◆ **LISTED ENTRIES**

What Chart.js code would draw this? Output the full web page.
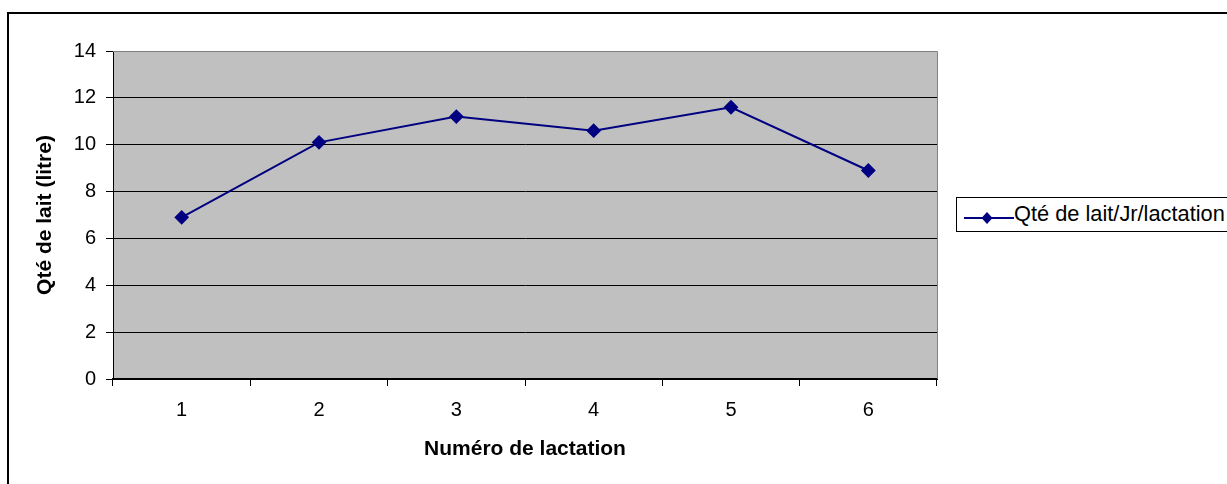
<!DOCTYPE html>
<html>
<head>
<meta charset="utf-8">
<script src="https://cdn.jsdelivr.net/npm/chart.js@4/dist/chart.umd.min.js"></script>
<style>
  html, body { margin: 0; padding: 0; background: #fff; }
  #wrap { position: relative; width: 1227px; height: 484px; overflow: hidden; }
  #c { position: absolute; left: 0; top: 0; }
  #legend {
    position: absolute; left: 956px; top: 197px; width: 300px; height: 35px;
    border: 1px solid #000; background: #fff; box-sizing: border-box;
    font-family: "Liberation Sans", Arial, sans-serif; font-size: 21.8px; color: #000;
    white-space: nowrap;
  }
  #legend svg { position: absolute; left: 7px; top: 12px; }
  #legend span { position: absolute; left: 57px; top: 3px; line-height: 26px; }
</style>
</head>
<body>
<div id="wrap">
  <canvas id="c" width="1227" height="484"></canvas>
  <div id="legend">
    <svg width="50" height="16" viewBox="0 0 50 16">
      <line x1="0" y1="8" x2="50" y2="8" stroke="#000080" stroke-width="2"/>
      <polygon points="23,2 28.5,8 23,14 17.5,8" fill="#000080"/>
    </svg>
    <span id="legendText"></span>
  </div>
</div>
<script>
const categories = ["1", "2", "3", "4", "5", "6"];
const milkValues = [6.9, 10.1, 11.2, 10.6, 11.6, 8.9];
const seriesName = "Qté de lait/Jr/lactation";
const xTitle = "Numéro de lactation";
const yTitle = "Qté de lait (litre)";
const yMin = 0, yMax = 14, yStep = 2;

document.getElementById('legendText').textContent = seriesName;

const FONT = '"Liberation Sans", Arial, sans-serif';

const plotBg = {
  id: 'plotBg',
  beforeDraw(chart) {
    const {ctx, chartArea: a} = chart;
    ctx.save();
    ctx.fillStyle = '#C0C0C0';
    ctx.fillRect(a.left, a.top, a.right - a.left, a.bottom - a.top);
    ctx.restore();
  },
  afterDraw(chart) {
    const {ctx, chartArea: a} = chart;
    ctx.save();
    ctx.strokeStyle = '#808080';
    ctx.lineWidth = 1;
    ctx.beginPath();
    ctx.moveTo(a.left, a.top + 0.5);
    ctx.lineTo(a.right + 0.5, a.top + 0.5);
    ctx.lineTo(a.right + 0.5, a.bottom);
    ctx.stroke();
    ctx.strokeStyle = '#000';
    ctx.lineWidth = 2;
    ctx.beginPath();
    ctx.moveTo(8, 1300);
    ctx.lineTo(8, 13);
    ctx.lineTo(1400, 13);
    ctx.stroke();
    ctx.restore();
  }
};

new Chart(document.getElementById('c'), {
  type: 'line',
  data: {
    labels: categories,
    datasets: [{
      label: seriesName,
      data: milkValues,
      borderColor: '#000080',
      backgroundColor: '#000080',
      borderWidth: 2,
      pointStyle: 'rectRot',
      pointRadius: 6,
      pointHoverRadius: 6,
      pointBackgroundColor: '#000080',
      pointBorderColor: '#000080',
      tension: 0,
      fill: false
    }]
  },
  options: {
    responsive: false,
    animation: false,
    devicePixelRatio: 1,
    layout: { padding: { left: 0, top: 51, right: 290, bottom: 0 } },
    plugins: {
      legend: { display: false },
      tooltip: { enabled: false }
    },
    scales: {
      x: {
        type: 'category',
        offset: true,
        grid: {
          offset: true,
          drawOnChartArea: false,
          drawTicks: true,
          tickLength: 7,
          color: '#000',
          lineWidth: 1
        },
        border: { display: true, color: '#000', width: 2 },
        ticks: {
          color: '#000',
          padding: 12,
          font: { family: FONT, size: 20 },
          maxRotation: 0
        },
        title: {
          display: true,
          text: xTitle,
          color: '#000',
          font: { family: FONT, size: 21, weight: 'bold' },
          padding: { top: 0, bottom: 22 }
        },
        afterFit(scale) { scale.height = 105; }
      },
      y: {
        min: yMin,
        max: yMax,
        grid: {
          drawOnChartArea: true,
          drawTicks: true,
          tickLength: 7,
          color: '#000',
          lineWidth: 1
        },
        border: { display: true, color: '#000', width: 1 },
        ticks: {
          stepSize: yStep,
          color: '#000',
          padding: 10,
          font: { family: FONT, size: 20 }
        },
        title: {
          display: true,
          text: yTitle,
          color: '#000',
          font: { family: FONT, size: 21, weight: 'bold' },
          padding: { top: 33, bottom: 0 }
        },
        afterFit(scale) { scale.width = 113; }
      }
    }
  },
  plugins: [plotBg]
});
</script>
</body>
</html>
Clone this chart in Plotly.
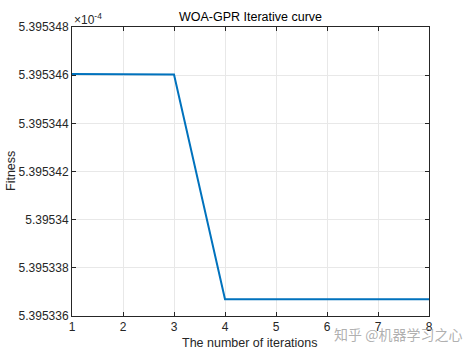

◆ **AIM OF THE EXERCISE**
Every record is to be reproduced exactly, with no pictures included.

◆ **SOLUTION TO THE EXERCISE**
What Chart.js code would draw this? Output the full web page.
<!DOCTYPE html>
<html>
<head>
<meta charset="utf-8">
<script src="https://cdn.jsdelivr.net/npm/chart.js@4/dist/chart.umd.min.js"></script>
<style>
  html, body { margin: 0; padding: 0; background: #fff; }
  #wrap { position: relative; width: 1227px; height: 484px; overflow: hidden; }
  #c { position: absolute; left: 0; top: 0; }
  #legend {
    position: absolute; left: 956px; top: 197px; width: 300px; height: 35px;
    border: 1px solid #000; background: #fff; box-sizing: border-box;
    font-family: "Liberation Sans", Arial, sans-serif; font-size: 21.8px; color: #000;
    white-space: nowrap;
  }
  #legend svg { position: absolute; left: 7px; top: 12px; }
  #legend span { position: absolute; left: 57px; top: 3px; line-height: 26px; }
</style>
</head>
<body>
<div id="wrap">
  <canvas id="c" width="1227" height="484"></canvas>
  <div id="legend">
    <svg width="50" height="16" viewBox="0 0 50 16">
      <line x1="0" y1="8" x2="50" y2="8" stroke="#000080" stroke-width="2"/>
      <polygon points="23,2 28.5,8 23,14 17.5,8" fill="#000080"/>
    </svg>
    <span id="legendText"></span>
  </div>
</div>
<script>
const categories = ["1", "2", "3", "4", "5", "6"];
const milkValues = [6.9, 10.1, 11.2, 10.6, 11.6, 8.9];
const seriesName = "Qté de lait/Jr/lactation";
const xTitle = "Numéro de lactation";
const yTitle = "Qté de lait (litre)";
const yMin = 0, yMax = 14, yStep = 2;

document.getElementById('legendText').textContent = seriesName;

const FONT = '"Liberation Sans", Arial, sans-serif';

const plotBg = {
  id: 'plotBg',
  beforeDraw(chart) {
    const {ctx, chartArea: a} = chart;
    ctx.save();
    ctx.fillStyle = '#C0C0C0';
    ctx.fillRect(a.left, a.top, a.right - a.left, a.bottom - a.top);
    ctx.restore();
  },
  afterDraw(chart) {
    const {ctx, chartArea: a} = chart;
    ctx.save();
    ctx.strokeStyle = '#808080';
    ctx.lineWidth = 1;
    ctx.beginPath();
    ctx.moveTo(a.left, a.top + 0.5);
    ctx.lineTo(a.right + 0.5, a.top + 0.5);
    ctx.lineTo(a.right + 0.5, a.bottom);
    ctx.stroke();
    ctx.strokeStyle = '#000';
    ctx.lineWidth = 2;
    ctx.beginPath();
    ctx.moveTo(8, 1300);
    ctx.lineTo(8, 13);
    ctx.lineTo(1400, 13);
    ctx.stroke();
    ctx.restore();
  }
};

new Chart(document.getElementById('c'), {
  type: 'line',
  data: {
    labels: categories,
    datasets: [{
      label: seriesName,
      data: milkValues,
      borderColor: '#000080',
      backgroundColor: '#000080',
      borderWidth: 2,
      pointStyle: 'rectRot',
      pointRadius: 6,
      pointHoverRadius: 6,
      pointBackgroundColor: '#000080',
      pointBorderColor: '#000080',
      tension: 0,
      fill: false
    }]
  },
  options: {
    responsive: false,
    animation: false,
    devicePixelRatio: 1,
    layout: { padding: { left: 0, top: 51, right: 290, bottom: 0 } },
    plugins: {
      legend: { display: false },
      tooltip: { enabled: false }
    },
    scales: {
      x: {
        type: 'category',
        offset: true,
        grid: {
          offset: true,
          drawOnChartArea: false,
          drawTicks: true,
          tickLength: 7,
          color: '#000',
          lineWidth: 1
        },
        border: { display: true, color: '#000', width: 2 },
        ticks: {
          color: '#000',
          padding: 12,
          font: { family: FONT, size: 20 },
          maxRotation: 0
        },
        title: {
          display: true,
          text: xTitle,
          color: '#000',
          font: { family: FONT, size: 21, weight: 'bold' },
          padding: { top: 0, bottom: 22 }
        },
        afterFit(scale) { scale.height = 105; }
      },
      y: {
        min: yMin,
        max: yMax,
        grid: {
          drawOnChartArea: true,
          drawTicks: true,
          tickLength: 7,
          color: '#000',
          lineWidth: 1
        },
        border: { display: true, color: '#000', width: 1 },
        ticks: {
          stepSize: yStep,
          color: '#000',
          padding: 10,
          font: { family: FONT, size: 20 }
        },
        title: {
          display: true,
          text: yTitle,
          color: '#000',
          font: { family: FONT, size: 21, weight: 'bold' },
          padding: { top: 33, bottom: 0 }
        },
        afterFit(scale) { scale.width = 113; }
      }
    }
  },
  plugins: [plotBg]
});
</script>
</body>
</html>
Clone this chart in Plotly.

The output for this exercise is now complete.